Le mouvement étudiant sud africain ébranle le pouvoir

Le mouvement étudiant Fees must fall (les taxes doivent être annulées), sans précédent depuis la fin du régime d’apartheid, a fait reculer le gouvernement du Congrès National Africain (CNA), parti au pouvoir, sur l’augmentation des frais d’inscriptions universitaire. Il s’agit de la plus importante protestation depuis le soulèvement de Soweto en 1976.

Le gouvernement du CNA voulait augmenter, entre 8 % et 12 %, les frais d’inscription et de logement dans les universités sud-africaines. Alors même qu’ils n’ont cessé d’augmenter ces dernières années, variant d’une université à l’autre et pouvant atteindre jusqu’à 60 000 rands (4350 francs environ) pour les étudiant·e·s en médecine.

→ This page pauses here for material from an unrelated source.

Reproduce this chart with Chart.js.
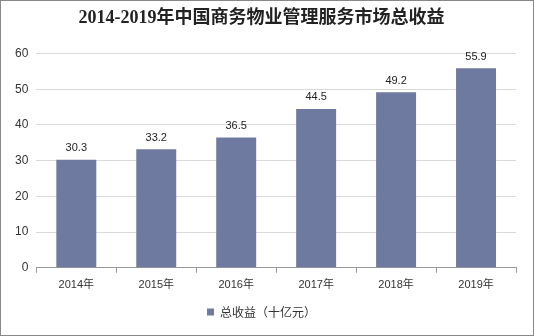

C’est l’annonce de la hausse de 10,6 % des frais de scolarité et de 6 % des frais d’inscriptions à l’université de Witwatersrand (Wits) à Johannesburg qui a mis le feu aux poudres. Le 14 octobre dernier des milliers d’étudiant·e·s ont commencé à manifester, entraînant une mobilisation nationale massive et des occupations de bâtiments universitaires, poussant de nombreuses universités à fermer leurs portes. Au Cap, 3000 étudiant·e·s ont protesté devant les portes du parlement. Parallèlement à l’exigence de la gratuité des études, les étudiant·e·s ont également appelé à la fin des pratiques d’externalisation.

 

 

Combativité étudiante vs répression policière

 

La plus grande manifestation étudiante réunissant plusieurs dizaines de milliers de personnes a eu lieu devant les bureaux du gouvernement à Tshwane (Pretoria). Les manifestant·e·s ont exigé l’annulation de la hausse des taxes universitaires. Face à ce large mouvement, le gouvernement du Président Jacob Zuma n’a pas hésité à réprimer les protestataires ; la police a chargé les manifestant·e·s en utilisant des gaz lacrymogènes, des balles en caoutchouc et des grenades assourdissantes, tandis que de nombreux étudiant·e·s ont été arrêtés. Ils ont été inculpé de trahison comme l’avaient été avant eux·elles les survivants du massacre de Marikana, suite à la grève des mineurs de 2012.

La combativité et la persistance des étudiant·e·s ont néanmoins contraint le gouvernement de Zuma à reculer et à déclarer qu’il n’allait pas augmenter les frais d’inscription pour l’année 2016.

 

 

La mobilisation continue sur fond de crise économique et sociale

 

Cette victoire des étudiant·e·s n’a pas totalement fait cesser la mobilisation dans de nombreuses universités sud-africaines. Ce mouvement étudiant a en effet lieu sur fond de tensions sociales et de crise économique. Un million d’emplois ont été perdus depuis la crise mondiale de 2007–2008.

Le mécontentement croissant des classes populaires s’exprime à travers différentes formes de mobilisations et de protestations, notamment la grève (on compte 35 grèves par jour dans le pays). La population s’organise et se mobilise pour protester contre les conditions de vie terribles – sans logement décent – et le manque de sécurité, d’électricité, de distribution d’eau et d’assainissement.

De même, la fin du régime politique d’Apartheid n’a pas remis en cause les inégalités criantes entre la population noire et blanche du pays : ainsi, selon les chiffres officiels, les familles blanches gagnent jusqu’à 6 fois plus que les familles noires. La bourgeoisie blanche conserve un pouvoir disproportionné sur l’économie et les autres secteurs importants comme l’éducation supérieure.

Le gouvernement sud-africain de coalition du CNA, avec le parti communiste et la COSATU (la centrale syndicale sud-africaine) est toujours plus décrié par les classes populaires à cause de ses politiques néolibérales, au service des patrons et des multinationales.

Le mouvement étudiant sud-­africain constitue un espoir pour une relance des luttes à tous les niveaux pour plus de démocratie et de justice sociale.